- What the exercise asks:
All the data must come back unchanged, except that pictures are left out.

- Dataset excerpt:
§ §

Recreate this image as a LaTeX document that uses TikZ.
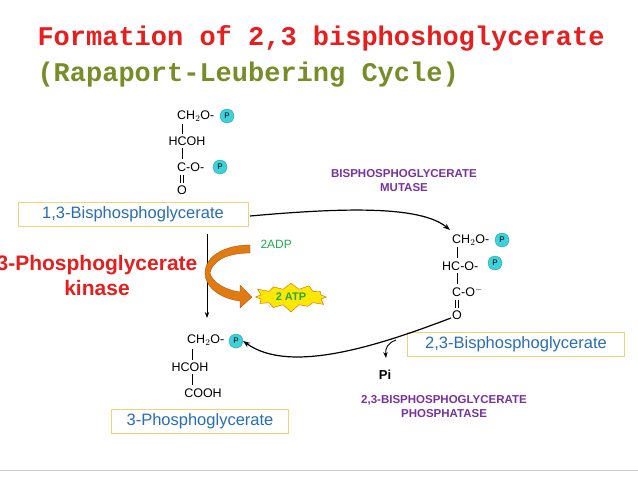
\documentclass[tikz,border=0pt]{standalone}
\usepackage{fontspec}
\setmainfont{Liberation Sans}
\newfontfamily\titlefont{Liberation Mono}
\usetikzlibrary{shapes.symbols,arrows.meta}
\definecolor{titred}{RGB}{230,30,30}
\definecolor{titgreen}{RGB}{120,140,40}
\definecolor{boxblue}{RGB}{40,110,180}
\definecolor{boxedge}{RGB}{240,210,120}
\definecolor{purp}{RGB}{120,50,160}
\definecolor{grn}{RGB}{30,170,80}
\definecolor{orng}{RGB}{220,100,20}
\definecolor{pcyan}{RGB}{60,210,220}
\tikzset{
  chem/.style={font=\fontsize{12.5}{13}\selectfont, inner sep=0pt},
  pball/.style={circle, fill=pcyan, draw=pcyan!70!black, line width=0.3pt, minimum size=14pt, inner sep=0pt, font=\fontsize{8}{9}\selectfont},
  namebox/.style={draw=boxedge, line width=1pt, text=boxblue, font=\fontsize{16.5}{17}\selectfont, inner xsep=5pt, minimum height=24pt},
  enz/.style={text=purp, font=\fontsize{11.5}{14}\selectfont\bfseries, align=center},
  bond/.style={line width=0.8pt},
  rxn/.style={line width=1.2pt, -{Stealth[length=7pt]}}
}
\begin{document}
\begin{tikzpicture}[x=1pt,y=-1pt]
\useasboundingbox (0,0) rectangle (638,479);
\fill[white] (0,0) rectangle (638,479);
\node[anchor=west, text=titred, font=\titlefont\fontsize{27}{28}\selectfont\bfseries] (t1) at (34,38) {Formation of 2,3 bisphoshoglycerate};
\node[anchor=west, text=titgreen, font=\titlefont\fontsize{27}{28}\selectfont\bfseries] (t2) at (34,75) {(Rapaport-Leubering Cycle)};
\draw[gray!40, line width=0.8pt] (0,470) -- (638,470);
% 1,3-BPG
\node[chem, anchor=west] (a1) at (177,116) {CH$_2$O-};
\node[pball] (ap1) at (227,116) {P};
\node[chem] (a2) at (187,141) {HCOH};
\node[chem, anchor=west] (a3) at (177,167) {C-O-};
\node[pball] (ap2) at (220,167) {P};
\node[chem] (a4) at (182,190) {O};
\draw[bond] (182,124) -- (182,134);
\draw[bond] (182,148) -- (182,159);
\draw[bond] (180.5,175) -- (180.5,183) (183.5,175) -- (183.5,183);
\node[namebox, minimum width=230pt] (b1) at (133,214) {1,3-Bisphosphoglycerate};
% kinase
\node[text=titred, font=\fontsize{21}{25}\selectfont\bfseries, align=center] (k) at (97,275) {3-Phosphoglycerate\\kinase};
\coordinate (v1) at (207,234);
\coordinate (v2) at (207,318);
\draw[line width=1pt, -{Stealth[length=6pt]}] (v1) -- (v2);
\coordinate (o1) at (250,245);
\draw[orng, fill=orng!85!yellow, draw=orng!70!black, line width=0.3pt]
  (o1) -- (250,253) .. controls (225,253) and (212,262) .. (210,273)
  .. controls (212,282) and (225,290) .. (240,292) -- (240,285) -- (252,297) -- (240,308) -- (240,301)
  .. controls (222,299) and (205,288) .. (205,273)
  .. controls (205,256) and (225,245) .. (o1) -- cycle;
\node[text=grn, font=\fontsize{12}{13}\selectfont, anchor=west] (adp) at (257,244) {2ADP};
\node[starburst, starburst points=12, starburst point height=8pt, fill=yellow!90!orange, draw=orange!80!black, line width=0.4pt, minimum width=78pt, minimum height=32pt, inner sep=0pt, text=grn, font=\fontsize{11}{12}\selectfont\bfseries] (atp) at (291,297) {2 ATP};
% 3-PG
\node[chem, anchor=west] (c1) at (187,340) {CH$_2$O-};
\node[pball] (cp1) at (236,341) {P};
\node[chem] (c2) at (190,367) {HCOH};
\node[chem] (c3) at (203,393) {COOH};
\draw[bond] (192,349) -- (192,360);
\draw[bond] (192,374) -- (192,385);
\node[namebox, minimum width=177pt] (b3) at (200,421) {3-Phosphoglycerate};
% mutase
\node[enz] (mut) at (404,181) {BISPHOSPHOGLYCERATE\\MUTASE};
\draw[rxn] (250,216) .. controls (340,208) and (420,205) .. (450,230);
% 2,3-BPG
\node[chem, anchor=west] (d1) at (452,240) {CH$_2$O-};
\node[pball] (dp1) at (502,240) {P};
\node[chem, anchor=west] (d2) at (442,266) {HC-O-};
\node[pball] (dp2) at (495,263) {P};
\node[chem, anchor=west] (d3) at (452,292) {C-O$^{-}$};
\node[chem] (d4) at (457,315) {O};
\draw[bond] (457,247) -- (457,258);
\draw[bond] (457,273) -- (457,284);
\draw[bond] (455.5,300) -- (455.5,308) (458.5,300) -- (458.5,308);
\node[namebox, minimum width=217pt] (b2) at (516,344) {2,3-Bisphosphoglycerate};
% return arrow
\coordinate (r1) at (451,318);
\draw[rxn] (r1) .. controls (380,345) and (290,375) .. (cp1.east);
\coordinate (rb) at (396,340);
\draw[line width=0.9pt, -{Stealth[length=6pt]}] (rb) .. controls (388,343) and (385,348) .. (386,358);
\node[font=\fontsize{13}{14}\selectfont\bfseries] (pi) at (385,375) {Pi};
\node[enz] (pho) at (444,407) {2,3-BISPHOSPHOGLYCERATE\\PHOSPHATASE};
\end{tikzpicture}
\end{document}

§ §

- Solution to this task:
Recreate this image as a LaTeX document that uses TikZ.
\documentclass[tikz,border=0pt]{standalone}
\usepackage{fontspec}
\setmainfont{Liberation Sans}
\newfontfamily\titlefont{Liberation Mono}
\usetikzlibrary{shapes.symbols,arrows.meta}
\definecolor{titred}{RGB}{230,30,30}
\definecolor{titgreen}{RGB}{120,140,40}
\definecolor{boxblue}{RGB}{40,110,180}
\definecolor{boxedge}{RGB}{240,210,120}
\definecolor{purp}{RGB}{120,50,160}
\definecolor{grn}{RGB}{30,170,80}
\definecolor{orng}{RGB}{220,100,20}
\definecolor{pcyan}{RGB}{60,210,220}
\tikzset{
  chem/.style={font=\fontsize{12.5}{13}\selectfont, inner sep=0pt},
  pball/.style={circle, fill=pcyan, draw=pcyan!70!black, line width=0.3pt, minimum size=14pt, inner sep=0pt, font=\fontsize{8}{9}\selectfont},
  namebox/.style={draw=boxedge, line width=1pt, text=boxblue, font=\fontsize{16.5}{17}\selectfont, inner xsep=5pt, minimum height=24pt},
  enz/.style={text=purp, font=\fontsize{11.5}{14}\selectfont\bfseries, align=center},
  bond/.style={line width=0.8pt},
  rxn/.style={line width=1.2pt, -{Stealth[length=7pt]}}
}
\begin{document}
\begin{tikzpicture}[x=1pt,y=-1pt]
\useasboundingbox (0,0) rectangle (638,479);
\fill[white] (0,0) rectangle (638,479);
\node[anchor=west, text=titred, font=\titlefont\fontsize{27}{28}\selectfont\bfseries] (t1) at (34,38) {Formation of 2,3 bisphoshoglycerate};
\node[anchor=west, text=titgreen, font=\titlefont\fontsize{27}{28}\selectfont\bfseries] (t2) at (34,75) {(Rapaport-Leubering Cycle)};
\draw[gray!40, line width=0.8pt] (0,470) -- (638,470);
% 1,3-BPG
\node[chem, anchor=west] (a1) at (177,116) {CH$_2$O-};
\node[pball] (ap1) at (227,116) {P};
\node[chem] (a2) at (187,141) {HCOH};
\node[chem, anchor=west] (a3) at (177,167) {C-O-};
\node[pball] (ap2) at (220,167) {P};
\node[chem] (a4) at (182,190) {O};
\draw[bond] (182,124) -- (182,134);
\draw[bond] (182,148) -- (182,159);
\draw[bond] (180.5,175) -- (180.5,183) (183.5,175) -- (183.5,183);
\node[namebox, minimum width=230pt] (b1) at (133,214) {1,3-Bisphosphoglycerate};
% kinase
\node[text=titred, font=\fontsize{21}{25}\selectfont\bfseries, align=center] (k) at (97,275) {3-Phosphoglycerate\\kinase};
\coordinate (v1) at (207,234);
\coordinate (v2) at (207,318);
\draw[line width=1pt, -{Stealth[length=6pt]}] (v1) -- (v2);
\coordinate (o1) at (250,245);
\draw[orng, fill=orng!85!yellow, draw=orng!70!black, line width=0.3pt]
  (o1) -- (250,253) .. controls (225,253) and (212,262) .. (210,273)
  .. controls (212,282) and (225,290) .. (240,292) -- (240,285) -- (252,297) -- (240,308) -- (240,301)
  .. controls (222,299) and (205,288) .. (205,273)
  .. controls (205,256) and (225,245) .. (o1) -- cycle;
\node[text=grn, font=\fontsize{12}{13}\selectfont, anchor=west] (adp) at (257,244) {2ADP};
\node[starburst, starburst points=12, starburst point height=8pt, fill=yellow!90!orange, draw=orange!80!black, line width=0.4pt, minimum width=78pt, minimum height=32pt, inner sep=0pt, text=grn, font=\fontsize{11}{12}\selectfont\bfseries] (atp) at (291,297) {2 ATP};
% 3-PG
\node[chem, anchor=west] (c1) at (187,340) {CH$_2$O-};
\node[pball] (cp1) at (236,341) {P};
\node[chem] (c2) at (190,367) {HCOH};
\node[chem] (c3) at (203,393) {COOH};
\draw[bond] (192,349) -- (192,360);
\draw[bond] (192,374) -- (192,385);
\node[namebox, minimum width=177pt] (b3) at (200,421) {3-Phosphoglycerate};
% mutase
\node[enz] (mut) at (404,181) {BISPHOSPHOGLYCERATE\\MUTASE};
\draw[rxn] (250,216) .. controls (340,208) and (420,205) .. (450,230);
% 2,3-BPG
\node[chem, anchor=west] (d1) at (452,240) {CH$_2$O-};
\node[pball] (dp1) at (502,240) {P};
\node[chem, anchor=west] (d2) at (442,266) {HC-O-};
\node[pball] (dp2) at (495,263) {P};
\node[chem, anchor=west] (d3) at (452,292) {C-O$^{-}$};
\node[chem] (d4) at (457,315) {O};
\draw[bond] (457,247) -- (457,258);
\draw[bond] (457,273) -- (457,284);
\draw[bond] (455.5,300) -- (455.5,308) (458.5,300) -- (458.5,308);
\node[namebox, minimum width=217pt] (b2) at (516,344) {2,3-Bisphosphoglycerate};
% return arrow
\coordinate (r1) at (451,318);
\draw[rxn] (r1) .. controls (380,345) and (290,375) .. (cp1.east);
\coordinate (rb) at (396,340);
\draw[line width=0.9pt, -{Stealth[length=6pt]}] (rb) .. controls (388,343) and (385,348) .. (386,358);
\node[font=\fontsize{13}{14}\selectfont\bfseries] (pi) at (385,375) {Pi};
\node[enz] (pho) at (444,407) {2,3-BISPHOSPHOGLYCERATE\\PHOSPHATASE};
\end{tikzpicture}
\end{document}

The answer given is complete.